La loi impose qu’un juge statue sur la régularité des hospitalisations sans consentement. Comme le montre Raymond Depardon dans « 12 jours ».
Le juge judiciaire a fait irruption dans l’hôpital psychiatrique en 2011. Mais le malaise créé par ces audiences un peu spéciales n’est toujours pas dissipé. La loi demande au juge des libertés et de la détention (JLD) de statuer sur la régularité de l’hospitalisation sans consentement d’une personne avant douze jours (le délai de quinze jours prévu par la loi de 2011 a été ramené à douze en 2013) et sur sa prolongation.
A l’origine de cette procédure, une censure du Conseil constitutionnel du 26 novembre 2010 affirmant que l’hospitalisation à la demande d’un tiers sans regard d’un juge judiciaire était contraire à la Constitution. Le droit devait entrer dans ces lieux où des personnes sont privées contre leur gré de la liberté d’aller et venir. En 2016, les JLD ont été saisis de 78 193 demandes en matière d’hospitalisation sous contrainte, soit 10 % de plus en deux ans. Dans près de 9 % des cas, le juge a décidé une mainlevée, c’est-à-dire une mise en liberté.
Sur quel élément un juge peut-il décider de faire sortir une personne dont les médecins disent qu’elle souffre d’une maladie mentale nécessitant son hospitalisation ? « Je ne suis pas psychiatre, je ne peux pas mettre en cause l’avis du médecin », explique Didier Rouaud, JLD à Paris. Ses audiences sont dites « foraines », car c’est le magistrat qui vient à l’hôpital, à Sainte-Anne en l’occurrence.
Un « garde-fou »
Le juge vérifie la motivation des certificats des médecins. Un premier document justifiant la mesure doit être signé dans les vingt-quatre heures de l’hospitalisation, et une deuxième évaluation doit être réalisée par un médecin différent dans les soixante-douze heures. Un troisième avis est fourni au juge avant l’audience pour justifier ou non le maintien de la mesure. Le juge contrôle la procédure, pas la justification médicale de la mesure. M. Rouaud voit son rôle comme celui d’un « garde-fou » : « Puisque les médecins savent qu’on est dans la boucle, ils font plus attention. »

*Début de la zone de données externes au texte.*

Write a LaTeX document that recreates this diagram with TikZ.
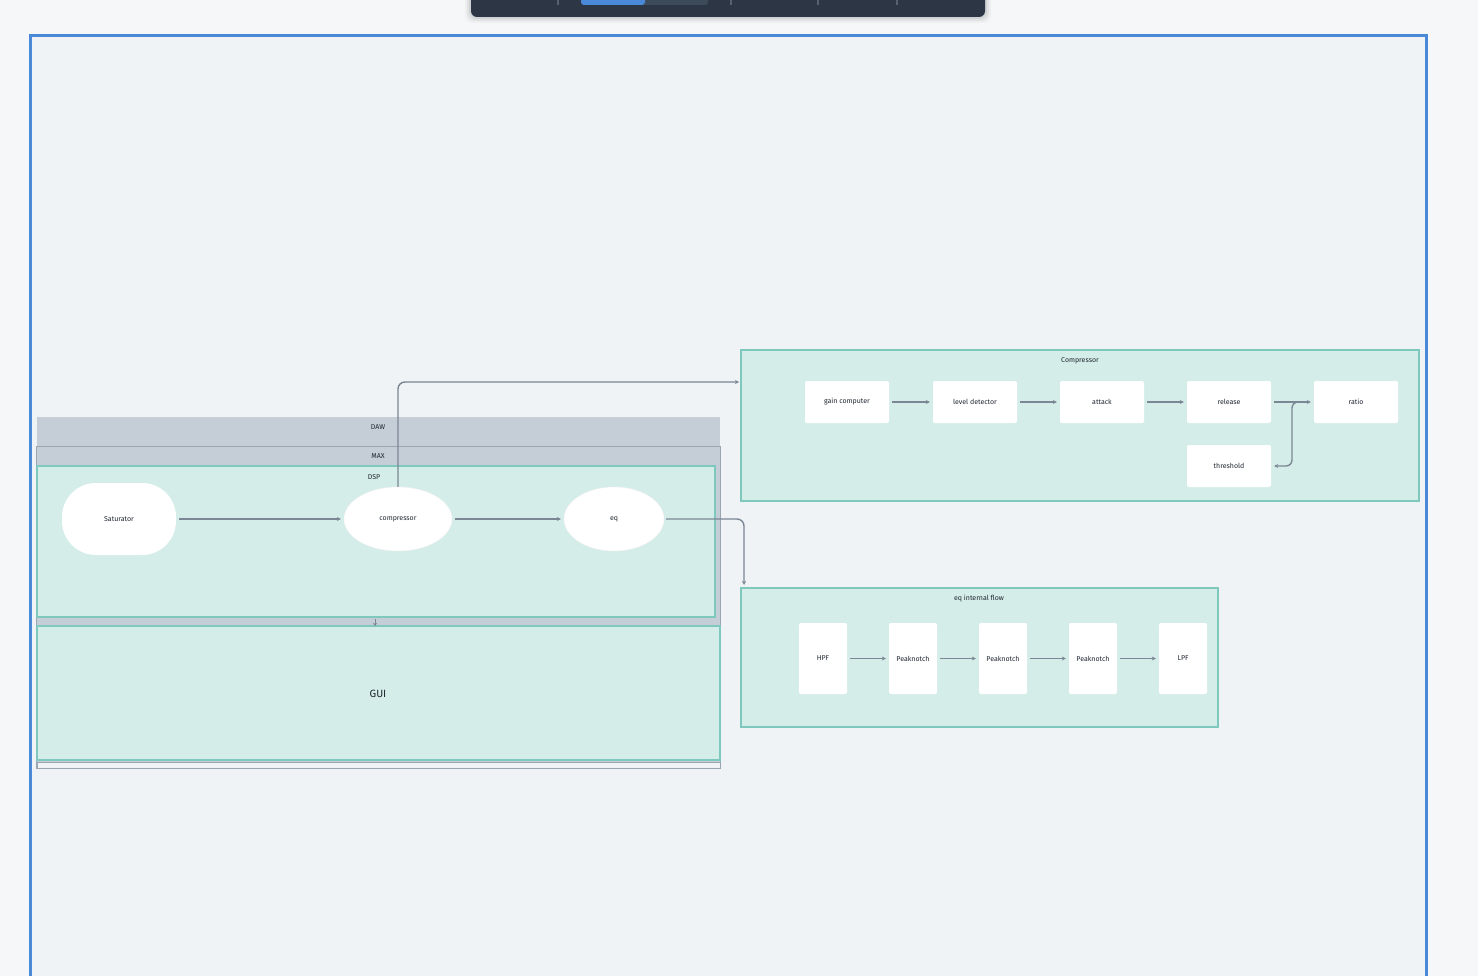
\documentclass[tikz,border=0pt]{standalone}
\usepackage{fontspec}
\setmainfont{Fira Sans}
\usetikzlibrary{shapes.geometric,arrows.meta}
\definecolor{pagebg}{HTML}{F5F7F9}
\definecolor{innerbg}{HTML}{EFF3F6}
\definecolor{frameblue}{HTML}{4A88D8}
\definecolor{tealfill}{HTML}{D5EDE9}
\definecolor{tealline}{HTML}{7EC8BD}
\definecolor{grayfill}{HTML}{C5CED7}
\definecolor{grayline}{HTML}{9AA5B1}
\definecolor{arrowc}{HTML}{7B8794}
\definecolor{toolbar}{HTML}{2C3644}
\definecolor{toolbar2}{HTML}{3D4A5A}
\definecolor{tick}{HTML}{556172}
\definecolor{txt}{HTML}{1F2630}
\tikzset{
  container/.style={draw=tealline, fill=tealfill, line width=1.2pt, inner sep=0pt},
  graybox/.style={fill=grayfill, inner sep=0pt},
  wbox/.style={fill=white, rounded corners=2pt, inner sep=0pt, font=\fontsize{7}{8}\selectfont, text=txt},
  oval/.style={ellipse, fill=white, draw=white!90!gray, inner sep=0pt, font=\fontsize{7}{8}\selectfont, text=txt},
  lbl/.style={font=\fontsize{7}{8}\selectfont, text=txt, inner sep=0pt},
  arr/.style={draw=arrowc, line width=1.4pt, -{Stealth[length=4pt,width=4pt]}},
}
\begin{document}
\begin{tikzpicture}[x=1pt,y=-1pt]
\useasboundingbox (0,0) rectangle (1478,976);
\fill[pagebg] (0,0) rectangle (1478,976);
% frame
\fill[innerbg] (30,36) rectangle (1426,980);
\draw[frameblue, line width=3pt] (30,980) -- (30,36) -- (1426,36) -- (1426,980);
% toolbar with shadow
\foreach \i/\o in {6/0.03,4/0.05,2/0.07}{
  \fill[black, opacity=\o, rounded corners=8pt] (471-\i,-10) rectangle (985+\i,17+\i);
}
\fill[toolbar, rounded corners=6pt] (471,-10) rectangle (985,17);
\fill[toolbar2, rounded corners=3pt] (581,-5) rectangle (708,5);
\fill[frameblue, rounded corners=3pt] (581,-5) rectangle (645,5);
\foreach \x in {558,731,818,897}{ \fill[tick] (\x-1,0) rectangle (\x+1,5); }

% DAW / MAX
\node[graybox, minimum width=683, minimum height=351] (daw) at (378.5,592.5) {};
\node[lbl] (dawl) at (378,427) {DAW};
\node[draw=grayline, line width=1pt, inner sep=0pt, minimum width=684, minimum height=322] (max) at (378,607) {};
\node[lbl] (maxl) at (378,456) {MAX};
\node[draw=grayline, fill=innerbg, line width=0.8pt, inner sep=0pt, minimum width=683, minimum height=6] (strip) at (378.5,765) {};
% DSP
\node[container, minimum width=678, minimum height=151] (dsp) at (376,541.5) {};
\node[lbl] (dspl) at (374,477) {DSP};
% GUI
\node[container, minimum width=683, minimum height=134] (gui) at (378.5,693) {};
\node[font=\fontsize{10.5}{12}\selectfont, text=txt] (guil) at (378,694) {GUI};
\draw[draw=arrowc, line width=1pt, -{Stealth[length=3pt,width=4pt]}] (375,619) -- (375,626);

% DSP nodes
\node[fill=white, rounded corners=34pt, minimum width=114, minimum height=72, inner sep=0pt, font=\fontsize{7}{8}\selectfont, text=txt] (sat) at (119,519) {Saturator};
\node[oval, minimum width=108, minimum height=64] (comp) at (398,519) {compressor};
\node[oval, minimum width=100, minimum height=64] (eq) at (614,519) {eq};
\draw[arr, shorten <=3pt, shorten >=3pt] (sat.east) -- (comp.west);
\draw[arr, shorten <=3pt, shorten >=3pt] (comp.east) -- (eq.west);

% Compressor box
\node[container, minimum width=678, minimum height=151] (cbox) at (1080,425.5) {};
\node[lbl] (cboxl) at (1080,361) {Compressor};
\node[wbox, minimum width=84, minimum height=42] (gc) at (847,402) {gain computer};
\node[wbox, minimum width=84, minimum height=42] (ld) at (975,402) {level detector};
\node[wbox, minimum width=84, minimum height=42] (att) at (1102,402) {attack};
\node[wbox, minimum width=84, minimum height=42] (rel) at (1229,402) {release};
\node[wbox, minimum width=84, minimum height=42] (rat) at (1356,402) {ratio};
\node[wbox, minimum width=84, minimum height=42] (thr) at (1229,466) {threshold};
\draw[arr, shorten <=3pt, shorten >=3pt] (gc) -- (ld);
\draw[arr, shorten <=3pt, shorten >=3pt] (ld) -- (att);
\draw[arr, shorten <=3pt, shorten >=3pt] (att) -- (rel);
\draw[arr, shorten <=3pt, shorten >=3pt] (rel) -- (rat);
\coordinate (br) at (1303,402);
\draw[arr, rounded corners=6pt, shorten >=3pt] (br) -| (1292,466) -- (thr.east);

% compressor -> Compressor box
\coordinate (cin) at (739,382);
\draw[arr, rounded corners=7pt] (comp.north) |- (cin);

% eq internal flow
\node[container, minimum width=477, minimum height=139] (ebox) at (979.5,657.5) {};
\node[lbl] (eboxl) at (979,599) {eq internal flow};
\node[wbox, minimum width=48, minimum height=71] (hpf) at (823,658.5) {HPF};
\node[wbox, minimum width=48, minimum height=71] (pn1) at (913,658.5) {Peaknotch};
\node[wbox, minimum width=48, minimum height=71] (pn2) at (1003,658.5) {Peaknotch};
\node[wbox, minimum width=48, minimum height=71] (pn3) at (1093,658.5) {Peaknotch};
\node[wbox, minimum width=48, minimum height=71] (lpf) at (1183,658.5) {LPF};
\draw[arr, shorten <=3pt, shorten >=3pt] (hpf) -- (pn1);
\draw[arr, shorten <=3pt, shorten >=3pt] (pn1) -- (pn2);
\draw[arr, shorten <=3pt, shorten >=3pt] (pn2) -- (pn3);
\draw[arr, shorten <=3pt, shorten >=3pt] (pn3) -- (lpf);

% eq -> eq internal flow
\coordinate (ein) at (744,585);
\draw[arr, rounded corners=7pt, shorten <=2pt] (eq.east) -| (ein);
\end{tikzpicture}
\end{document}
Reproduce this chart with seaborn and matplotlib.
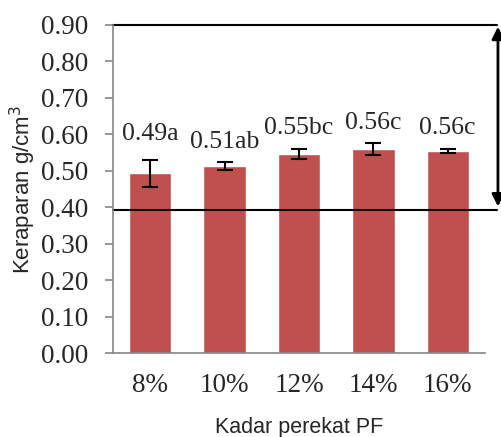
import numpy as np
import pandas as pd
import matplotlib
matplotlib.use("Agg")
import matplotlib.pyplot as plt
import matplotlib.transforms as mtransforms
import seaborn as sns

# data
kadar = ["8%", "10%", "12%", "14%", "16%"]
kerapatan = [0.493, 0.512, 0.546, 0.559, 0.555]
galat = [0.037, 0.011, 0.014, 0.016, 0.005]
notasi = ["0.49a", "0.51ab", "0.55bc", "0.56c", "0.56c"]
batas_bawah = 0.392
batas_atas = 0.90

df = pd.DataFrame({"kadar": kadar, "kerapatan": kerapatan})

sns.set_style("white")
serif = "Liberation Serif"
sans = "Liberation Sans"

fig, ax = plt.subplots(figsize=(5.02, 4.37), dpi=100)
fig.subplots_adjust(left=0.225, right=0.966, bottom=0.192, top=0.943)

sns.barplot(data=df, x="kadar", y="kerapatan", color="#C0504D", saturation=1,
            width=0.57, ax=ax, errorbar=None)
ax.errorbar(np.arange(len(kadar)), kerapatan, yerr=galat, fmt="none",
            ecolor="black", elinewidth=1.5, capsize=6, capthick=1.5)

# label di atas batang
for i, (v, e, t) in enumerate(zip(kerapatan, galat, notasi)):
    ax.annotate(t, (i, v + e), xytext=(0, 7 if i else 11), textcoords="offset points",
                ha="center", va="bottom", fontsize=18.5, family=serif)

ax.set_ylim(0, 0.9)
ax.set_xlim(-0.5, len(kadar) - 0.5)
ax.set_yticks(np.arange(0, 0.91, 0.1))
ax.set_yticklabels([f"{v:.2f}" for v in np.arange(0, 0.91, 0.1)], family=serif, fontsize=19.5)
ax.set_xticks(range(len(kadar)))
ax.set_xticklabels(kadar, family=serif, fontsize=19.5)
ax.set_xticks(np.arange(-0.5, len(kadar)), minor=True)
ax.tick_params(axis="x", which="major", length=0, pad=14)
ax.tick_params(axis="x", which="minor", length=6, color="#868686", width=1.2)
ax.tick_params(axis="y", length=6, color="#868686", width=1.2, left=True, pad=12)

for s in ["top", "right"]:
    ax.spines[s].set_visible(False)
for s in ["left", "bottom"]:
    ax.spines[s].set_color("#868686")
    ax.spines[s].set_linewidth(1.2)

ax.set_xlabel("Kadar perekat PF", family=sans, fontsize=15.5, labelpad=14)
ax.set_ylabel("Keraparan g/cm$^3$", family=sans, fontsize=16, labelpad=2)

# garis batas dan panah
trans = mtransforms.blended_transform_factory(ax.transAxes, ax.transData)
ax.plot([0, 1.033], [batas_bawah, batas_bawah], color="black", lw=1.5,
        transform=trans, clip_on=False)
ax.plot([0, 1.033], [batas_atas, batas_atas], color="black", lw=1.5,
        transform=trans, clip_on=False)
ax.annotate("", xy=(1.035, batas_atas - 0.005), xytext=(1.035, batas_bawah + 0.01),
            xycoords=trans, textcoords=trans,
            arrowprops=dict(arrowstyle="<|-|>", color="black", lw=2,
                            mutation_scale=18, shrinkA=0, shrinkB=0))

fig.savefig("out.png", dpi=100)
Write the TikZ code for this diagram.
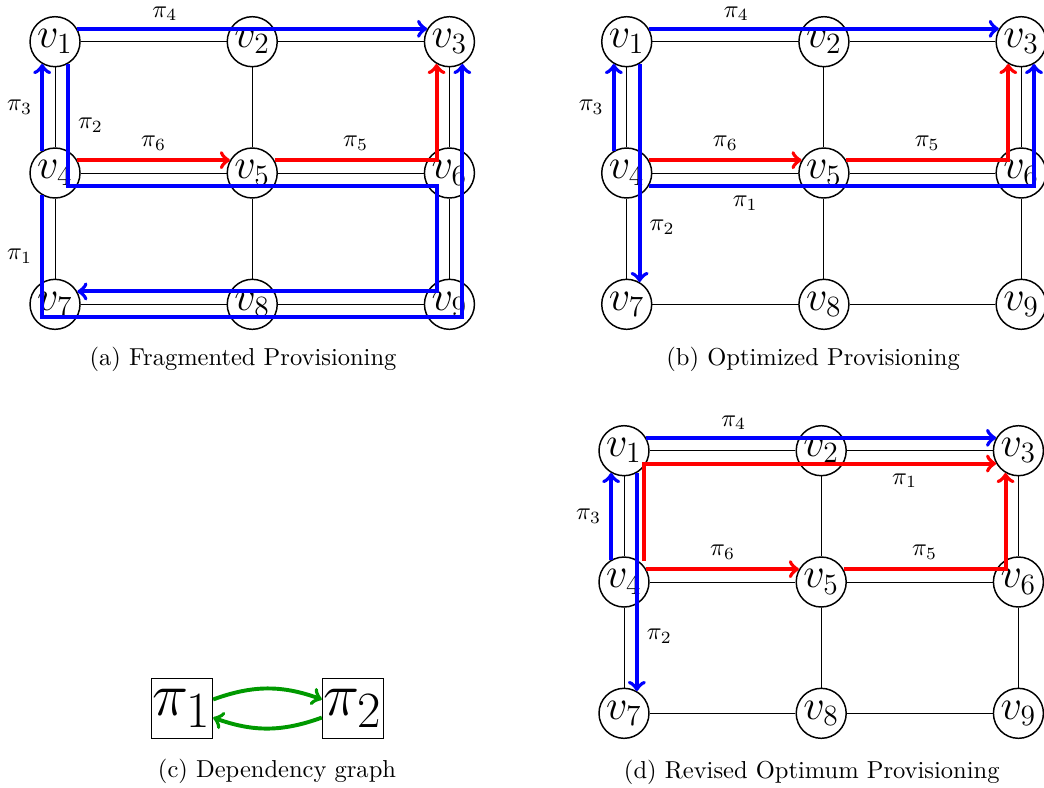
\documentclass[tikz,border=0pt]{standalone}
\tikzset{
  vtx/.style={circle, draw, semithick, fill=white, minimum size=0.717cm, inner sep=0pt, font=\LARGE},
  lnk/.style={thin},
  bpath/.style={->, ultra thick, blue, text=black},
  rpath/.style={->, ultra thick, red, text=black},
  toplab/.style={above, inner sep=1pt, yshift=1.5pt},
  dep/.style={->, ultra thick, green!60!black},
  pbox/.style={draw, semithick, minimum width=0.87cm, minimum height=0.86cm, inner sep=0.5pt, font=\Huge},
}
\begin{document}
\begin{tikzpicture}
    \def\dx{2.828}
    \def\dy{1.883}
    \useasboundingbox (0,0) rectangle (14.971,11.286);
    % the three 3x3 grids of panels (a), (b) and (d)
    \foreach \pn/\ox/\oy in {a/0.789/10.688, b/8.987/10.688, d/8.948/4.823}{%
        \foreach \row in {0,1,2}{
            \foreach \col in {0,1,2}{
                \pgfmathtruncatemacro\n{3*\row+\col+1}
                \node[vtx] (\pn\n) at ({\ox+\col*\dx},{\oy-\row*\dy}) {$v_{\n}$};
            }
        }
        \foreach \ea/\eb in {1/2,2/3,4/5,5/6,7/8,8/9,1/4,4/7,2/5,5/8,3/6,6/9}
            \draw[lnk] (\pn\ea) -- (\pn\eb);
    }
    % (a) fragmented provisioning
    \draw[bpath] (a1.30) -- node[pos=.25, toplab] {$\pi_4$} (a3.150);
    \draw[bpath] (a4.120) -- node[midway, left] {$\pi_3$} (a1.240);
    \draw[bpath] (a4.240) -- node[midway, left] {$\pi_1$} (a4.240 |- a7.330)
        -- (a3.300 |- a7.330) -- (a3.300);
    \draw[bpath] (a1.300) -- node[midway, right] {$\pi_2$} (a1.300 |- a4.330)
        -- (a6.240 |- a4.330) -- (a6.240 |- a7.30) -- (a7.30);
    \draw[rpath] (a4.30) -- node[midway, above] {$\pi_6$} (a5.150);
    \draw[rpath] (a5.30) -- node[midway, above] {$\pi_5$} (a3.240 |- a5.30) -- (a3.240);
    % (b) optimized provisioning
    \draw[bpath] (b1.30) -- node[pos=.25, toplab] {$\pi_4$} (b3.150);
    \draw[bpath] (b4.120) -- node[midway, left] {$\pi_3$} (b1.240);
    \draw[bpath] (b1.300) -- node[pos=.75, right] {$\pi_2$} (b7.60);
    \draw[bpath] (b4.330) -- node[pos=.25, below] {$\pi_1$} (b3.300 |- b4.330) -- (b3.300);
    \draw[rpath] (b4.30) -- node[midway, above] {$\pi_6$} (b5.150);
    \draw[rpath] (b5.30) -- node[midway, above] {$\pi_5$} (b3.240 |- b5.30) -- (b3.240);
    % (d) revised optimum provisioning
    \draw[bpath] (d1.30) -- node[pos=.25, toplab] {$\pi_4$} (d3.150);
    \draw[bpath] (d4.120) -- node[midway, left] {$\pi_3$} (d1.240);
    \draw[bpath] (d1.300) -- node[pos=.75, right] {$\pi_2$} (d7.60);
    \draw[rpath] ([shift={(0.29,0.3)}]d4.center) |- node[pos=.87, below] {$\pi_1$} (d3.210);
    \draw[rpath] (d4.30) -- node[midway, above] {$\pi_6$} (d5.150);
    \draw[rpath] (d5.30) -- node[midway, above] {$\pi_5$} (d3.240 |- d5.30) -- (d3.240);
    % (c) dependency graph
    \node[pbox] (p1) at (2.610,1.126) {$\pi_1$};
    \node[pbox] (p2) at (5.062,1.126) {$\pi_2$};
    \draw[dep] ([yshift=0.13cm]p1.east) to[bend left=20] ([yshift=0.13cm]p2.west);
    \draw[dep] ([yshift=-0.13cm]p2.west) to[bend left=20] ([yshift=-0.13cm]p1.east);
    % captions
    \node (capa) at (3.485,6.130) {(a) Fragmented Provisioning};
    \node (capb) at (11.66,6.130) {(b) Optimized Provisioning};
    \node (capc) at (3.972,0.229) {(c) Dependency graph};
    \node (capd) at (11.64,0.215) {(d) Revised Optimum Provisioning};
\end{tikzpicture}
\end{document}
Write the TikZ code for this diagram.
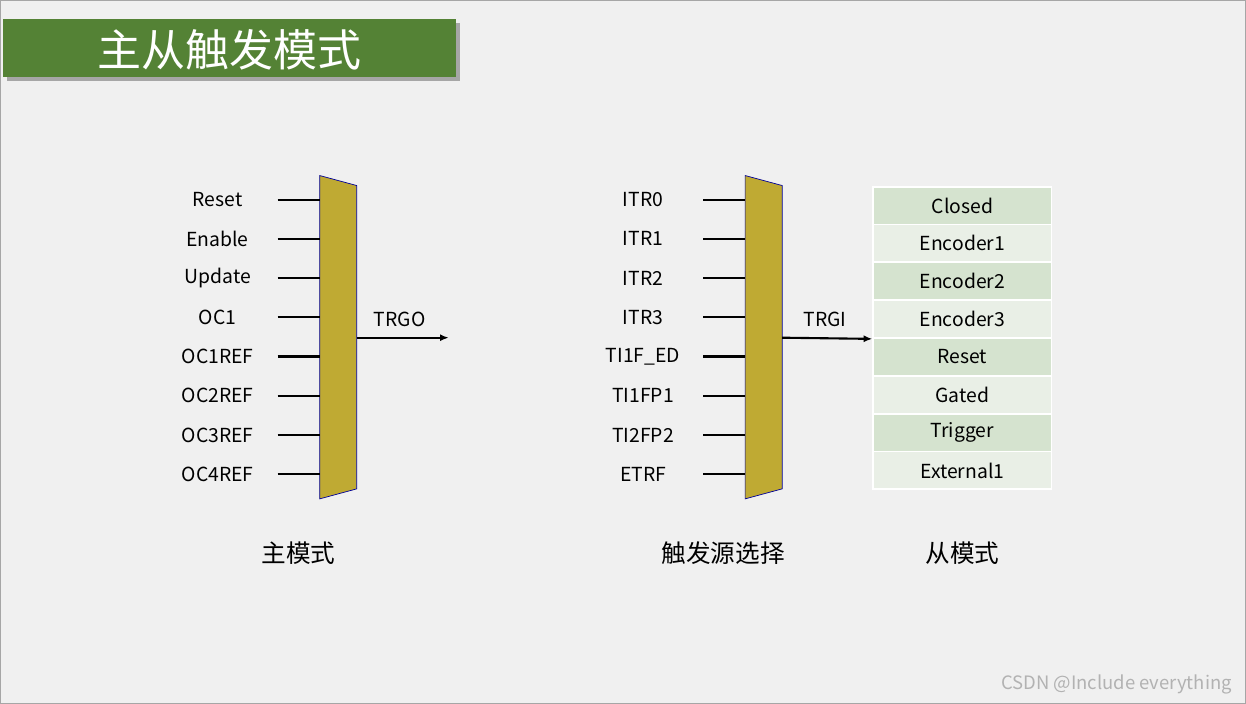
\documentclass[tikz,border=0pt]{standalone}
\usepackage{fontspec}
\setmainfont{Noto Sans CJK SC}
\usetikzlibrary{arrows.meta}
\definecolor{bggray}{HTML}{F0F0F0}
\definecolor{titlegreen}{HTML}{548235}
\definecolor{muxfill}{HTML}{BFAA33}
\definecolor{rowdark}{HTML}{D5E3CF}
\definecolor{rowlight}{HTML}{E9EFE6}
\begin{document}
\begin{tikzpicture}[x=0.02cm,y=-0.02cm]

%-------------------------------------------------
% Styles
%-------------------------------------------------
\tikzset{
  inlabel/.style={font=\fontsize{11}{13}\selectfont, anchor=center},
  inwire/.style={draw=black, line width=1.2pt},
  mux/.style={fill=muxfill, draw=blue!60!black, line width=0.4pt},
  outwire/.style={draw=black, line width=1.2pt, -{Latex[length=5pt,width=4pt]}},
  caption/.style={font=\fontsize{14}{16}\selectfont},
  moderow/.style={draw=white, line width=1pt, minimum width=178*0.02cm, minimum height=37.8*0.02cm, inner sep=0pt, font=\fontsize{11}{13}\selectfont}
}

%-------------------------------------------------
% Background and title
%-------------------------------------------------
\fill[bggray, draw=gray!70] (1,1) rectangle (1245,703);
\fill[black!35] (8,24) rectangle (460,82);
\fill[titlegreen] (4,20) rectangle (456,78);
\node[text=white, font=\fontsize{25}{28}\selectfont] (title) at (230,50) {主从触发模式};

%-------------------------------------------------
% LEFT: master mode
%-------------------------------------------------
\filldraw[mux] (320,176) -- (357,186) -- (357,489) -- (320,499) -- cycle;
\foreach \lbl [count=\k from 0] in {Reset,Enable,Update,OC1,OC1REF,OC2REF,OC3REF,OC4REF} {
  \node[inlabel] (m\k) at (218,200+39.2*\k) {\lbl};
  \coordinate (ma\k) at (278,200+39.2*\k);
  \coordinate (mb\k) at (320,200+39.2*\k);
  \draw[inwire] (ma\k) -- (mb\k);
}
\coordinate (mout) at (357,338);
\coordinate (mend) at (449,338);
\draw[outwire] (mout) -- (mend);
\node[inlabel] (trgo) at (400,320) {TRGO};
\node[caption] (capm) at (299,553) {主模式};

%-------------------------------------------------
% RIGHT: trigger selection
%-------------------------------------------------
\filldraw[mux] (745,176) -- (782,186) -- (782,489) -- (745,499) -- cycle;
\foreach \lbl [count=\k from 0] in {ITR0,ITR1,ITR2,ITR3,TI1F\_ED,TI1FP1,TI2FP2,ETRF} {
  \node[inlabel] (t\k) at (643,200+39.2*\k) {\lbl};
  \coordinate (ta\k) at (703,200+39.2*\k);
  \coordinate (tb\k) at (745,200+39.2*\k);
  \draw[inwire] (ta\k) -- (tb\k);
}
\node[inlabel] (trgi) at (825,320) {TRGI};
\node[caption] (capt) at (723,553) {触发源选择};

%-------------------------------------------------
% Slave mode table
%-------------------------------------------------
\foreach \lbl/\col [count=\k from 0] in {Closed/rowdark,Encoder1/rowlight,Encoder2/rowdark,Encoder3/rowlight,Reset/rowdark,Gated/rowlight,Trigger/rowdark,External1/rowlight} {
  \node[moderow, fill=\col] (s\k) at (962,206+37.8*\k) {\lbl};
}
\coordinate (tout) at (782,338);
\draw[outwire] (tout) -- (s3.south west);
\node[caption] (caps) at (962,553) {从模式};

% watermark
\node[text=gray!60, font=\fontsize{10.5}{12}\selectfont] (wm) at (1116,684) {CSDN @Include everything};

\end{tikzpicture}
\end{document}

Le rôle des avocats est encore plus délicat. Dans le Val-de-Marne, sans doute le département doté du plus grand nombre d’hôpitaux psychiatriques, seuls 40 avocats sur les 575 du barreau acceptent d’être commis d’office dans ces dossiers. Annie Koskas, bâtonnière, et Nassera Meziane, vice-bâtonnière, refusent d’y participer, « car le rôle de l’avocat pose question ». La personne hospitalisée est-elle un patient ou un client ? « Ma mission est de conseiller un client et de mettre en œuvre les moyens juridiques pour l’aider à atteindre son objectif. Mais ici, comment peut-on savoir ce que veut le client ? Quel est notre mandat ? », interroge Mme Meziane.
En conséquence, les avocats soulèvent les questions de nullité dans la procédure. Une responsabilité que Mme Koskas se refuse à prendre, « de peur des conséquences dramatiques que peut avoir la sortie d’une personne dangereuse ». Mais elle se félicite que des avocats « jouent le jeu ».
Natalie Giloux, psychiatre : « Soigner quelqu’un contre son gré est en général contre-productif »
Il arrive d’ailleurs, observe le contrôleur général des lieux de privation de liberté, que des équipes médicales décident de réhospitaliser une personne avant même que la mainlevée décidée par le juge soit mise en œuvre. « C’est le devoir du médecin lorsqu’il pense que son patient est en danger », explique Natalie Giloux, psychiatre à l’hôpital du Vinatier (Rhône) qui a travaillé avec Raymond Depardon sur son film 12 jours. Reste le moment où le patient-citoyen a eu le droit de s’exprimer devant un juge.
Les personnes restent hospitalisées sans consentement vingt-six jours en moyenne lorsque c’est à la demande d’un tiers (généralement la famille), quarante-trois jours lorsque c’est au motif d’un « péril imminent », souvent invoqué pour des personnes sans famille connue comme les SDF, et quatre-vingt-deux jours quand c’est à la demande d’un représentant de l’Etat (préfet, maire, etc.). « Soigner quelqu’un contre son gré est en général contre-productif », rappelle pourtant Mme Giloux, selon laquelle le problème est la réduction des moyens en psychiatrie.